_Input data_
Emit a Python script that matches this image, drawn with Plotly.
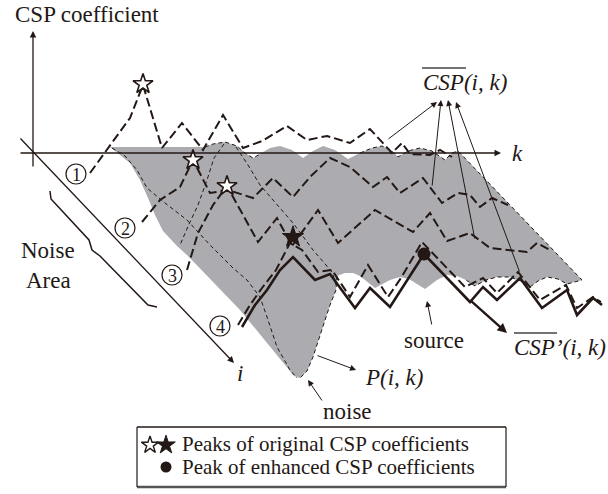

---

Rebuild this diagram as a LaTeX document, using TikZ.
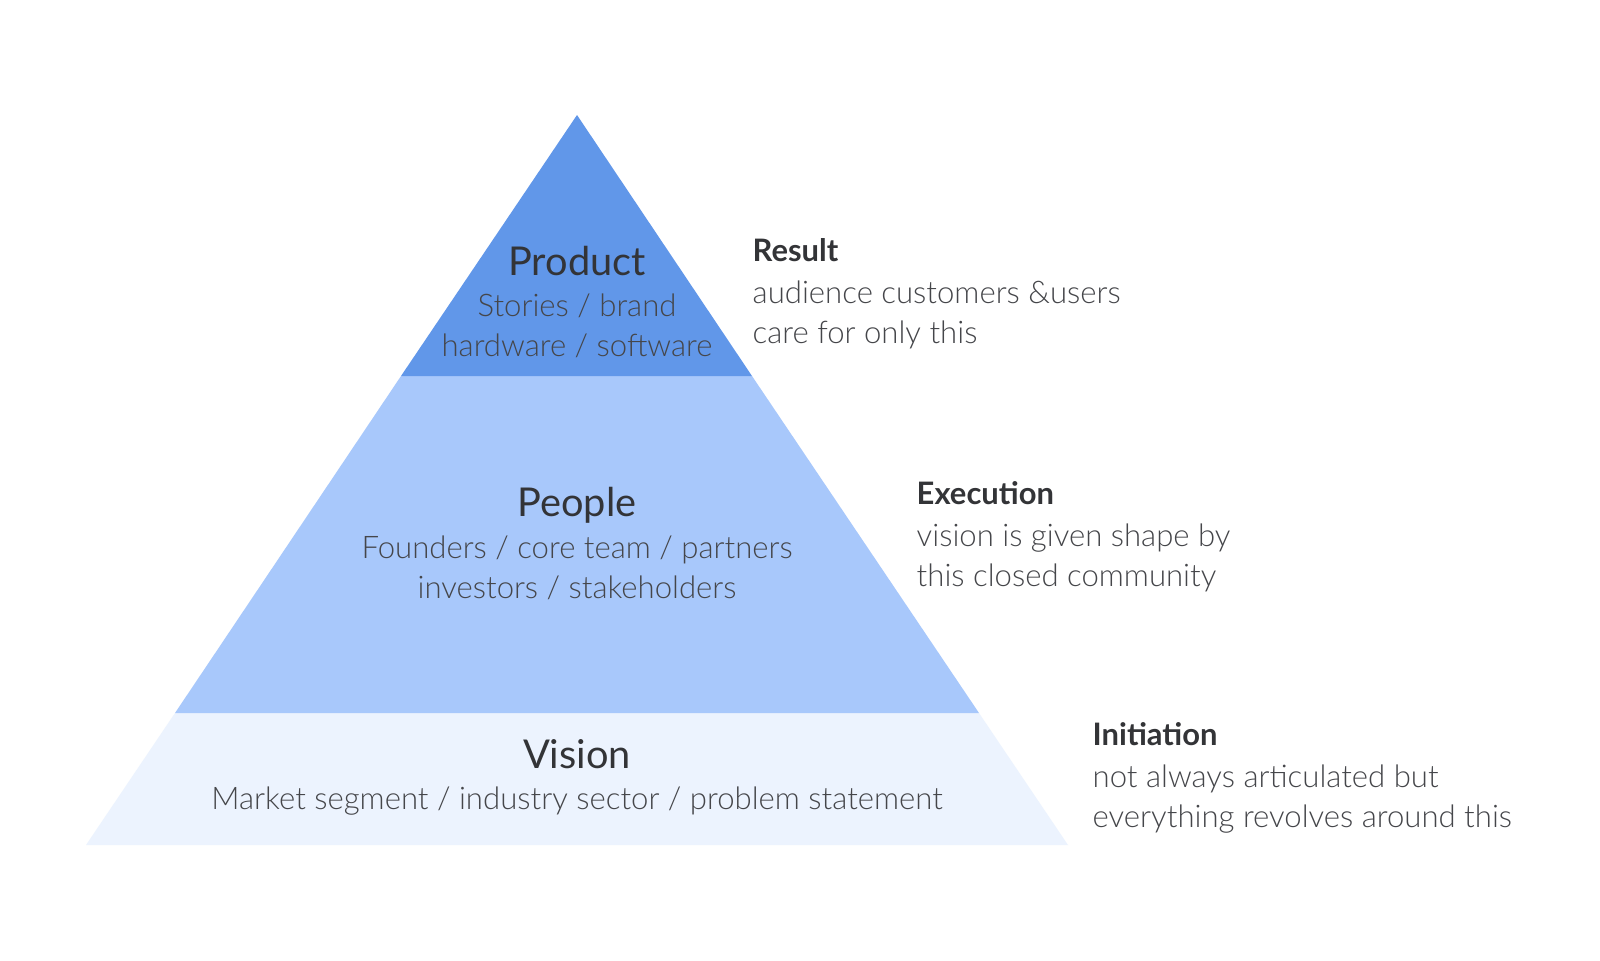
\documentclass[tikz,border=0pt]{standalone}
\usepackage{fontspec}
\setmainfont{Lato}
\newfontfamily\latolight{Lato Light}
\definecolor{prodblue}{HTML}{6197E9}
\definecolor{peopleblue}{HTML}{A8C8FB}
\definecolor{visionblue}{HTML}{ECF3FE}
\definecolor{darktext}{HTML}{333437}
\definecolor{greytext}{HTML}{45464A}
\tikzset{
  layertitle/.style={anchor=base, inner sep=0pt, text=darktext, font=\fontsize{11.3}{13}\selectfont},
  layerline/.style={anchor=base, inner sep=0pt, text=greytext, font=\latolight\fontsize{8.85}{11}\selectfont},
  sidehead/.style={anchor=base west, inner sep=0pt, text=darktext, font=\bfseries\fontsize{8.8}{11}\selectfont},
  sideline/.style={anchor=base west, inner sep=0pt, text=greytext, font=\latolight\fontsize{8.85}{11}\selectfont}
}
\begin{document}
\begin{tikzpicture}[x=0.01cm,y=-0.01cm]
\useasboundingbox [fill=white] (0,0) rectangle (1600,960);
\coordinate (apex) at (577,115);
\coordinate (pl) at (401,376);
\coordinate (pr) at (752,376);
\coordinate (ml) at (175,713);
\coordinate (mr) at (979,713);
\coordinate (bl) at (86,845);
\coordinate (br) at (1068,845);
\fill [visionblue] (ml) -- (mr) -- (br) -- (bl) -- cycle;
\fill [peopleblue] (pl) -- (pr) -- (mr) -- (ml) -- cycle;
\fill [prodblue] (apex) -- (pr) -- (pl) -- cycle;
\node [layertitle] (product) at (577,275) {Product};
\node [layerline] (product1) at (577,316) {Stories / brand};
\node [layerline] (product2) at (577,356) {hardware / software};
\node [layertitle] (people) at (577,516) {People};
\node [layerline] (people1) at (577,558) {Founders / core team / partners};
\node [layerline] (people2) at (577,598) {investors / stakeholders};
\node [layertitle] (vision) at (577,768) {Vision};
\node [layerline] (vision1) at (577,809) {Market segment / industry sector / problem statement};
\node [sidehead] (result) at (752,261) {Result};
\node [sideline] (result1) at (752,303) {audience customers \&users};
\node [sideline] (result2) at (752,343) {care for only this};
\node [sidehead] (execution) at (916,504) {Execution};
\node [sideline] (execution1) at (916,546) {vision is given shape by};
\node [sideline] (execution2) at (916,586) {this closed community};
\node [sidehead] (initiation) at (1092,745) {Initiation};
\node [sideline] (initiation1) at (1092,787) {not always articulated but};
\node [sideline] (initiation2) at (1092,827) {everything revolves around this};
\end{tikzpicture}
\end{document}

_Task to complete_
Return every line holding the word "this" from the records.

_Response_
Emit a Python script that matches this image, drawn with Plotly.
Rebuild this diagram as a LaTeX document, using TikZ.
\node [sideline] (result2) at (752,343) {care for only this};
\node [sideline] (execution2) at (916,586) {this closed community};
\node [sideline] (initiation2) at (1092,827) {everything revolves around this};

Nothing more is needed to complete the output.